Mount McKinley in Alaska, Humphrey’s Peak in Arizona, Mount Whitney in California, Mount Katahdin in Maine, Granite Peak in Montana, Boundary Peak in Nevada, Wheeler Peak in New Mexico, Mount Hood in Oregon, Harney Peak in South Dakota, Guadalupe Peak in Texas, Kings Peak in Utah, Mount Rainier in Washington and Gannett Peak in Wyoming.

Notably absent from this list is Idaho’s highest point, Borah Peak, the highest summit on massive Mount Borah in Custer County.

The Lost River Range has nine of Idaho’s 11 peaks higher than 12,000 feet, plus scores of peaks topping 11,500 feet.

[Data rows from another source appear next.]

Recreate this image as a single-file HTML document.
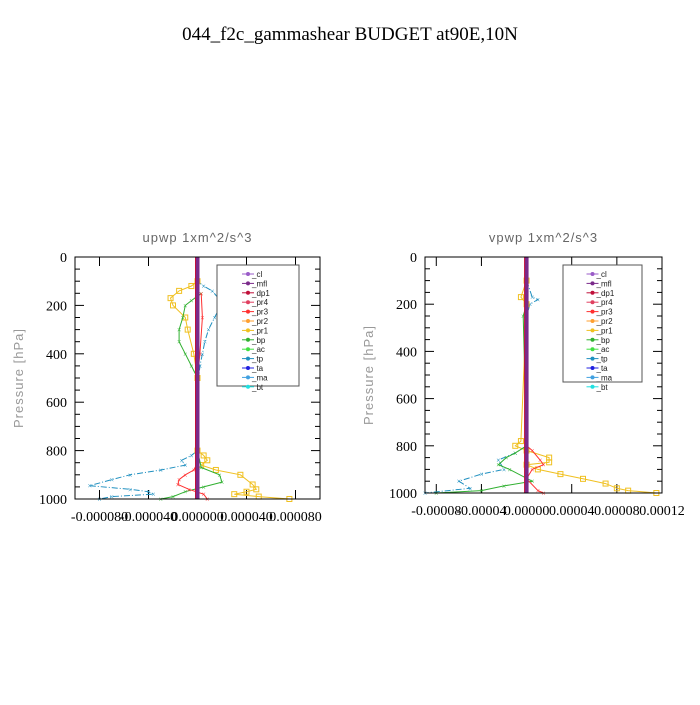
<!DOCTYPE html>
<html><head><meta charset="utf-8"><style>
body{margin:0;background:#fff;width:700px;height:700px;overflow:hidden}
svg text{font-family:"Liberation Serif",serif}
.s{font-family:"Liberation Sans",sans-serif}
</style></head><body>
<svg id="c" width="700" height="700" xmlns="http://www.w3.org/2000/svg">
<rect width="700" height="700" fill="#fff"/>
<text x="350" y="40" text-anchor="middle" font-size="19">044_f2c_gammashear  BUDGET at90E,10N</text>
</svg>
<script>
// pressure levels and series values (units 1e-5 m^2/s^3)
const legendNames=["_cl","_mfl","_dp1","_pr4","_pr3","_pr2","_pr1","_bp","_ac","_tp","_ta","_ma","_bt"];
const legendColors=["#9a5bc8","#7a2a8a","#c0103a","#e04060","#ff3030","#ffa030","#f0c020","#30b030","#40e040","#2090c0","#2020e0","#40a0e0","#20e0e0"];
const yTicks=[0,200,400,600,800,1000];
const L_tpP=[50,100,120,140,170,190,220,250,300,350,400,450,500,600,800,820,840,860,880,900,920,945,960,970,980,990,1000];
const L_tpV=[0,0,0.5,1.2,1.7,1.9,1.7,1.4,0.9,0.6,0.4,0.2,0.1,0,0,-0.5,-1.3,-1.0,-3.0,-5.5,-7.0,-8.8,-5.5,-4.0,-3.6,-7.0,-8.0];
const L_pr1P=[100,120,140,170,200,250,300,400,500,800,820,840,860,880,900,940,960,970,980,990,1000];
const L_pr1V=[0,-0.5,-1.5,-2.2,-2.0,-1.0,-0.8,-0.3,0,0,0.5,0.8,0.3,1.5,3.5,4.5,4.8,4.0,3.0,5.0,7.5];
const L_bpP=[150,180,200,250,300,350,400,450,500,800,870,900,930,950,970,990,1000];
const L_bpV=[0.3,-0.5,-1.0,-1.2,-1.5,-1.5,-1.0,-0.5,0,0,0.3,1.8,2.0,0.5,-1.0,-2.0,-3.0];
const L_redP=[150,250,400,500,850,880,900,920,940,960,980,1000];
const L_redV=[0.3,0.4,0.2,0,0,-0.3,-1.0,-1.5,-1.6,-0.7,0.5,0.8];
const R_tpP=[100,170,180,200,250,800,830,860,900,920,950,980,1000];
const R_tpV=[0,0.5,1.0,0.3,0,0,-1.0,-2.5,-2.0,-4.0,-6.0,-5.0,-9.0];
const R_pr1P=[100,170,200,780,800,820,850,870,880,900,920,940,960,980,990,1000];
const R_pr1V=[0,-0.5,0,-0.5,-1.0,0,2.0,2.0,0,1.0,3.0,5.0,7.0,8.0,9.0,11.5];
const R_bpP=[200,250,800,830,850,880,900,950,970,990,1000];
const R_bpV=[0,-0.3,0,-1.0,-1.8,-2.5,-1.5,0.5,-2.0,-4.0,-8.0];
const R_redP=[400,800,820,860,880,900,940,990,1000];
const R_redV=[0,0,0.5,1.2,1.5,0.5,0,1.0,1.5];

const NS="http://www.w3.org/2000/svg",svg=document.getElementById('c');
function mk(t,a,p){const e=document.createElementNS(NS,t);for(const k in a)e.setAttribute(k,a[k]);(p||svg).appendChild(e);return e;}
function panel(cfg){
 const g=mk('g',{});
 
 
 const {x0,x1,y0,y1,xmin,xmax}=cfg;
 const X=v=>x0+(v*1e-5-xmin)/(xmax-xmin)*(x1-x0);
 const Y=p=>y0+p/1000*(y1-y0);
 const t=mk('text',{x:(x0+x1)/2,y:242,'text-anchor':'middle','font-size':13,fill:'#666',class:'s','letter-spacing':'1'},g);t.textContent=cfg.title;
 
 const yl=mk('text',{x:0,y:0,transform:`translate(${x0-52},${(y0+y1)/2}) rotate(-90)`,'text-anchor':'middle','font-size':13,fill:'#999',class:'s','letter-spacing':'1'},g);yl.textContent='Pressure [hPa]';
 
 for(let p=0;p<=1000;p+=50){const maj=p%200==0,len=maj?9:5;
  mk('line',{x1:x0,x2:x0+len,y1:Y(p),y2:Y(p),stroke:'#000'},g);mk('line',{x1:x1,x2:x1-len,y1:Y(p),y2:Y(p),stroke:'#000'},g);}
 yTicks.forEach(p=>{const e=mk('text',{x:x0-8,y:Y(p)+5,'text-anchor':'end','font-size':14},g);e.textContent=p;
  });
 cfg.xt.forEach(v=>{const x=X(v/1e-5);mk('line',{x1:x,x2:x,y1:y0,y2:y0+9,stroke:'#000'},g);mk('line',{x1:x,x2:x,y1:y1,y2:y1-9,stroke:'#000'},g);
  const e=mk('text',{x:x,y:y1+22,'text-anchor':'middle','font-size':14},g);e.textContent=v==0?'0.00000'+(cfg.zeroPad||''):v.toFixed(cfg.dec);
  });
 const series=(P,V,col,dash,name,mark)=>{const d=P.map((p,i)=>(i?'L':'M')+X(V[i]).toFixed(1)+','+Y(p).toFixed(1)).join('');
  const s=mk('path',{d:d,fill:'none',stroke:col,'stroke-width':1,'stroke-dasharray':dash||''},g);
  
  P.forEach((p,i)=>{if(mark=='sq')mk('rect',{x:X(V[i])-2.5,y:Y(p)-2.5,width:5,height:5,fill:'none',stroke:col},g);
   else mk('text',{x:X(V[i]),y:Y(p)+3,'text-anchor':'middle','font-size':8,fill:col},g).textContent='×';});};
 series(cfg.tpP,cfg.tpV,'#2090c0','6,2,1,2','series-tp','x');
 series(cfg.pr1P,cfg.pr1V,'#f0c020','','series-pr1','sq');
 series(cfg.bpP,cfg.bpV,'#30b030','','series-bp','x');
 series(cfg.redP,cfg.redV,'#ff3030','','series-pr3','x');
 const c=mk('line',{x1:X(0),x2:X(0),y1:y0,y2:y1,stroke:'#7a2a8a','stroke-width':4},g);
 
 mk('line',{x1:X(0)-2,x2:X(0)-2,y1:y0,y2:y1,stroke:'#c0103a','stroke-width':1},g);
 mk('rect',{x:x0,y:y0,width:x1-x0,height:y1-y0,fill:'none',stroke:'#000'},g);
 const lg=mk('g',{},g);
 mk('rect',{x:cfg.lx,y:y0+8,width:cfg.lw,height:cfg.lh,fill:'#fff',stroke:'#555'},lg);
 legendNames.forEach((n,i)=>{const yy=y0+17+i*9.4,sx=cfg.lx+cfg.lw/2-10;
  const en=mk('g',{},lg);
  mk('line',{x1:sx-6,x2:sx+6,y1:yy,y2:yy,stroke:legendColors[i]},en);mk('circle',{cx:sx,cy:yy,r:2,fill:legendColors[i]},en);
  const tx=mk('text',{x:sx+4,y:yy+3,'font-size':8,class:'s',fill:'#222'},en);tx.textContent=n;});
}
panel({name:'panel-upwp',title:'upwp   1xm^2/s^3',x0:75,x1:320,y0:257,y1:499,xmin:-1e-4,xmax:1e-4,xt:[-0.00008,-0.00004,0,0.00004,0.00008],dec:6,zeroPad:'0',
 tpP:L_tpP,tpV:L_tpV,pr1P:L_pr1P,pr1V:L_pr1V,bpP:L_bpP,bpV:L_bpV,redP:L_redP,redV:L_redV,lx:217,lw:82,lh:121});
panel({name:'panel-vpwp',title:'vpwp   1xm^2/s^3',x0:425,x1:662,y0:257,y1:493,xmin:-9e-5,xmax:1.2e-4,xt:[-0.00008,-0.00004,0,0.00004,0.00008,0.00012],dec:5,
 tpP:R_tpP,tpV:R_tpV,pr1P:R_pr1P,pr1V:R_pr1V,bpP:R_bpP,bpV:R_bpV,redP:R_redP,redV:R_redV,lx:563,lw:79,lh:117});
</script>
</body></html>
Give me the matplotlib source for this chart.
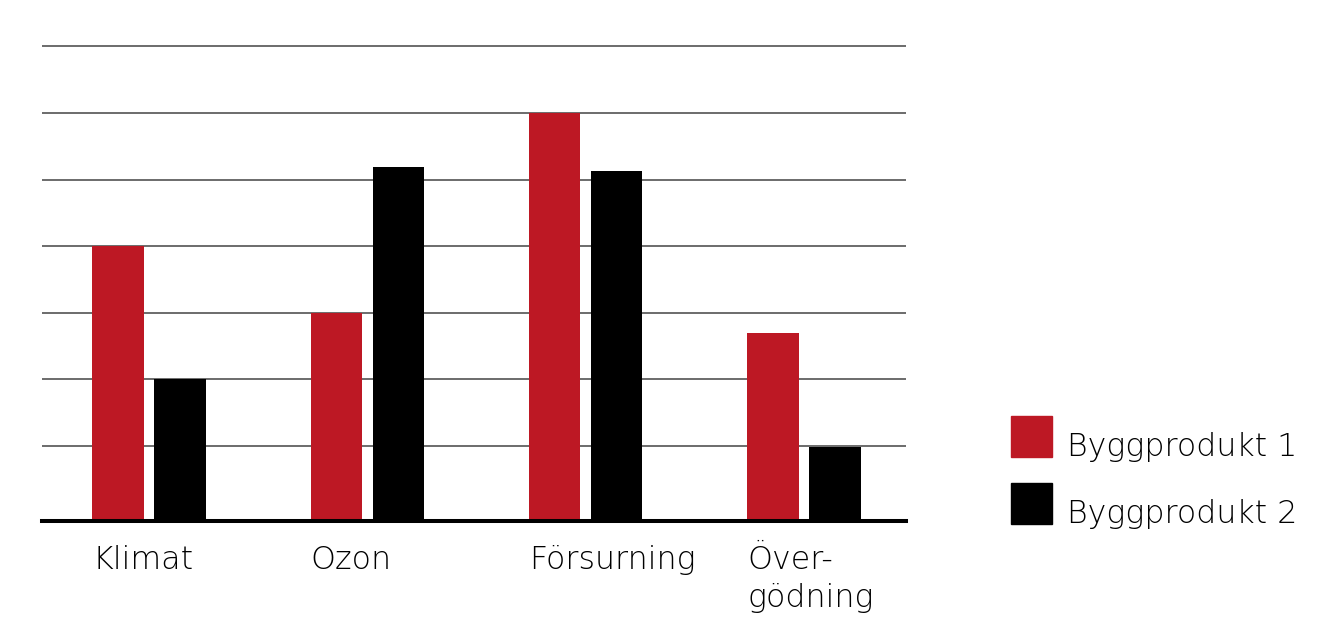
import matplotlib
matplotlib.use("Agg")
import matplotlib.pyplot as plt
from matplotlib.patches import Rectangle
from matplotlib.transforms import blended_transform_factory

categories = ["Klimat", "Ozon", "Försurning", "Över-\ngödning"]
series_names = ["Byggprodukt 1", "Byggprodukt 2"]
produkt1 = [4.0, 3.0, 6.0, 2.7]
produkt2 = [2.0, 5.19, 5.13, 0.98]
grid_values = [1, 2, 3, 4, 5, 6, 7]

RED = "#BD1824"
BLACK = "#000000"
BASE = -0.125
W = 0.236
OFF = 0.142
FS = 22.8
FW = 1336
FH = 644

plt.rcParams['font.family'] = ['DejaVu Sans']

fig = plt.figure(figsize=(13.36, 6.44), dpi=100)
ax = fig.add_axes([42/FW, 123/FH, 864/FW, (521-33)/FH])

xs = list(range(len(categories)))
ax.bar([x - OFF for x in xs], [v - BASE for v in produkt1], bottom=BASE, width=W,
       color=RED, zorder=3)
ax.bar([x + OFF for x in xs], [v - BASE for v in produkt2], bottom=BASE, width=W,
       color=BLACK, zorder=3)

ax.set_xlim(-0.49, 3.467)
ax.set_ylim(BASE, 7.2)
ax.set_yticks(grid_values)
ax.yaxis.grid(True, color="#444444", linewidth=1.1, zorder=0)
ax.set_axisbelow(True)
ax.tick_params(left=False, labelleft=False, bottom=False, labelbottom=False)
for s in ["top", "left", "right"]:
    ax.spines[s].set_visible(False)
ax.spines["bottom"].set_linewidth(2.9)
ax.spines["bottom"].set_color("black")
ax.spines["bottom"].set_zorder(5)

trans = blended_transform_factory(ax.transData, fig.transFigure)
for x, lab in zip(xs, categories):
    for i, line in enumerate(lab.split("\n")):
        ax.text(x - OFF - W/2, (FH - 569 - 38*i)/FH, line, transform=trans,
                ha="left", va="baseline", fontsize=FS, fontweight="light", color="#000000")

# legend
sq = 41
for i, (name, col) in enumerate(zip(series_names, [RED, BLACK])):
    top = 416 + 67*i
    fig.add_artist(Rectangle((1011/FW, (FH - top - sq)/FH), sq/FW, sq/FH,
                             transform=fig.transFigure, color=col))
    fig.text(1067/FW, (FH - top - 40)/FH, name, ha="left", va="baseline",
             fontsize=FS, fontweight="light", color="#000000")

fig.savefig("out.png", dpi=100, facecolor="white")
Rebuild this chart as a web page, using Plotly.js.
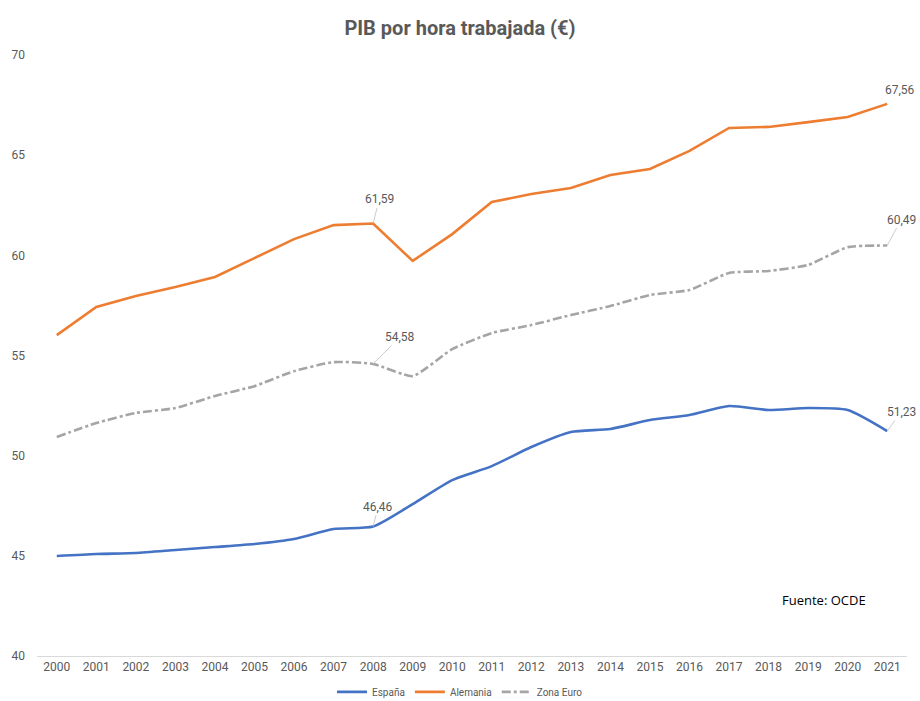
<!DOCTYPE html>
<html><head><meta charset="utf-8">
<script src="https://cdn.plot.ly/plotly-3.0.1.min.js"></script>
<style>body{margin:0;background:#fff}#c{width:920px;height:701px}</style>
</head><body><div id="c"></div>
<script>
const years = ['2000','2001','2002','2003','2004','2005','2006','2007','2008','2009','2010','2011','2012','2013','2014','2015','2016','2017','2018','2019','2020','2021'];
const espana = [44.99,45.09,45.14,45.29,45.44,45.59,45.84,46.34,46.46,47.58,48.78,49.48,50.43,51.18,51.33,51.78,52.03,52.48,52.28,52.38,52.28,51.23];
const alemania = [56.02,57.42,57.97,58.42,58.92,59.87,60.81,61.51,61.59,59.72,61.06,62.66,63.06,63.36,64.01,64.31,65.21,66.36,66.41,66.65,66.90,67.56];
const zonaEuro = [50.93,51.63,52.13,52.38,52.98,53.47,54.22,54.67,54.58,53.97,55.32,56.12,56.52,57.02,57.47,58.02,58.27,59.12,59.22,59.52,60.41,60.49];
const seriesNames = ['España','Alemania','Zona Euro'];
const labelPoints = [
  {s:1,i:8,ax:6,ay:-24,arrow:true},
  {s:2,i:8,ax:27,ay:-27,arrow:true},
  {s:0,i:8,ax:5,ay:-20,arrow:true},
  {s:1,i:21,ax:13,ay:-14,arrow:false},
  {s:2,i:21,ax:14,ay:-26,arrow:true},
  {s:0,i:21,ax:14,ay:-19,arrow:true}
];
const data = [espana, alemania, zonaEuro];
const fmt = v => v.toFixed(2).replace('.', ',');
const font = 'Roboto, "DejaVu Sans", sans-serif';
const traces = [
  {x:years,y:espana,name:seriesNames[0],mode:'lines',line:{color:'#4472C4',width:2.6,shape:'spline',smoothing:0.6}},
  {x:years,y:alemania,name:seriesNames[1],mode:'lines',line:{color:'#ED7D31',width:2.6}},
  {x:years,y:zonaEuro,name:seriesNames[2],mode:'lines',line:{color:'#A5A5A5',width:2.6,dash:'dashdot',shape:'spline',smoothing:0.5}}
];
const annotations = labelPoints.map(p => {
  const base = {x: p.i, y: data[p.s][p.i], xref:'x', yref:'y',
    text: fmt(data[p.s][p.i]), font:{family:font,size:12,color:'#595959'}};
  if (p.arrow) return Object.assign(base, {showarrow:true, arrowhead:0, arrowwidth:0.8, arrowcolor:'#BFBFBF', ax:p.ax, ay:p.ay, standoff:0});
  return Object.assign(base, {showarrow:false, xshift:p.ax, yshift:-p.ay});
});
annotations.push({text:'Fuente: OCDE', xref:'paper', yref:'paper', x:0.905, xanchor:'center', y:0.093, yanchor:'middle', showarrow:false,
  font:{family:'"Open Sans", sans-serif', size:13, color:'#000'}});
const layout = {
  width:920, height:701,
  margin:{l:37,r:13,t:55,b:45},
  paper_bgcolor:'#fff', plot_bgcolor:'#fff',
  title:{text:'<b>PIB por hora trabajada (€)</b>', x:0.5, xanchor:'center', y:0.97, font:{family:font,size:20,color:'#595959'}},
  xaxis:{type:'category', range:[-0.5,21.5], autorange:false, showgrid:false, showline:true, linecolor:'#D9D9D9', linewidth:1, ticks:'',
    tickfont:{family:font,size:12,color:'#595959'}, zeroline:false},
  yaxis:{range:[40,70], autorange:false, dtick:5, showgrid:false, zeroline:false, showline:false, ticks:'',
    ticklabelstandoff:11, tickfont:{family:font,size:12,color:'#595959'}},
  showlegend:true,
  legend:{orientation:'h', x:0.5, xanchor:'center', xref:'container', y:0.013, yanchor:'middle', yref:'container', font:{family:font,size:10,color:'#595959'}},
  annotations
};
Plotly.newPlot('c', traces, layout, {displayModeBar:false});
</script></body></html>
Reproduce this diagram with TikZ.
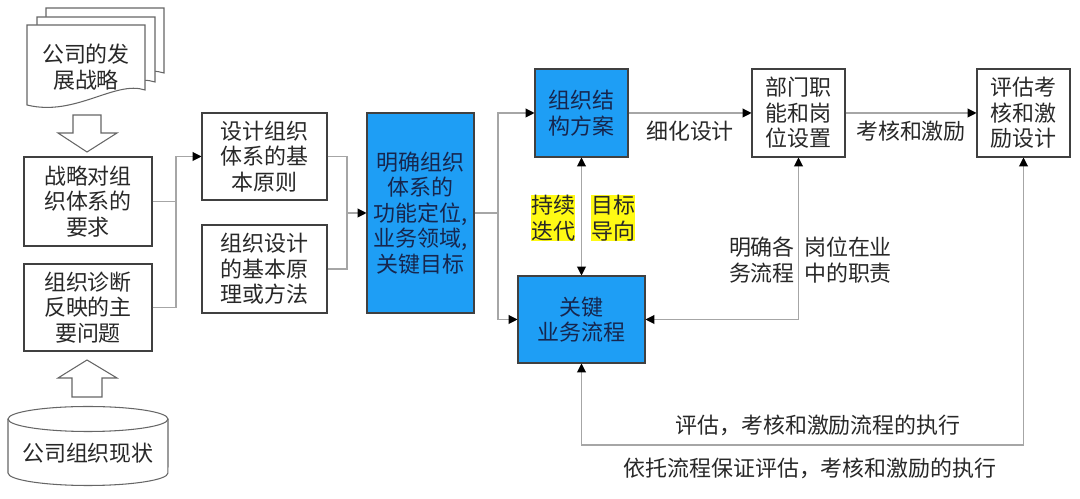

At the core of this 75-mile-long range of Idaho giants is a roadless area of about 150,000 acres. About 120,000 acres of the area was officially recommended for wilderness decades ago by the Forest Service.

“We treat it as wilderness in our management decisions, but it’s not official,” said Melissa Fowler, forest and recreation specialist for the Salmon-Challis National Forest.

The Lost River Range is distinguished by cliffs, rock folds, spires, huge peaks and vast vistas that are home for critters such as elk, bighorns, pronghorns, and cougars.

In 1983, the fault at the base of Mount Borah produced staggering earthquake registering 7.3 in the Richter scale. A 20-mile-long fault scarp from the quake is still visible.

Idaho congressional delegations have generally shied from the controversy of establishing more wilderness. Currently, debate is contentious over access issues and land trades in the Boulder-White Cloud Wilderness proposal being negotiated by Rep. Mike Simpson, R-Idaho.

The Boulder-White Clouds area and Borah Peak are both in Custer County, where elected officials are generally not in favor of wilderness for anything below tree line.

The semi-arid open terrain makes the area attractive to off-road vehicle enthusiasts, especially all-terrain vehicles.

Wilderness opponents say the area has potential for ATV trail systems and the tourism they would generate.

Wilderness advocates say the open terrain would tempt motorized users to stray from expanded trail systems and, with virtually no enforcement in the field, protected areas would be threatened.

This spring, during an Idaho Parks and Recreation Department hearing on a proposed 460-mile ATV trail in the region, Mackay rancher Keith Hill said he doubted the public agencies would be able to control illegal use that would sprout from expanded ATV trails systems.

According to the Idaho Mountain Express in Ketchum, Hill and other area landowners said they feared there would be heavy impacts on wildlife, especially elk, on the landscape and on the peace of the valley.

“When the ATVs are out there, you can spot every one of them from the dust clouds,” he said.

Forest Service officials say wilderness consideration for Mount Borah is anything but imminent.

“There’s a lot of attention on the wilderness proposal for the Boulder-White Cloud area, so Borah Peak isn’t in the spotlight right now,” said Gail Baer, Salmon-Challis forest spokeswoman in Salmon. “There’s a lot of conflict and controversy regarding ATVs and how they are managed in many of our areas right now.”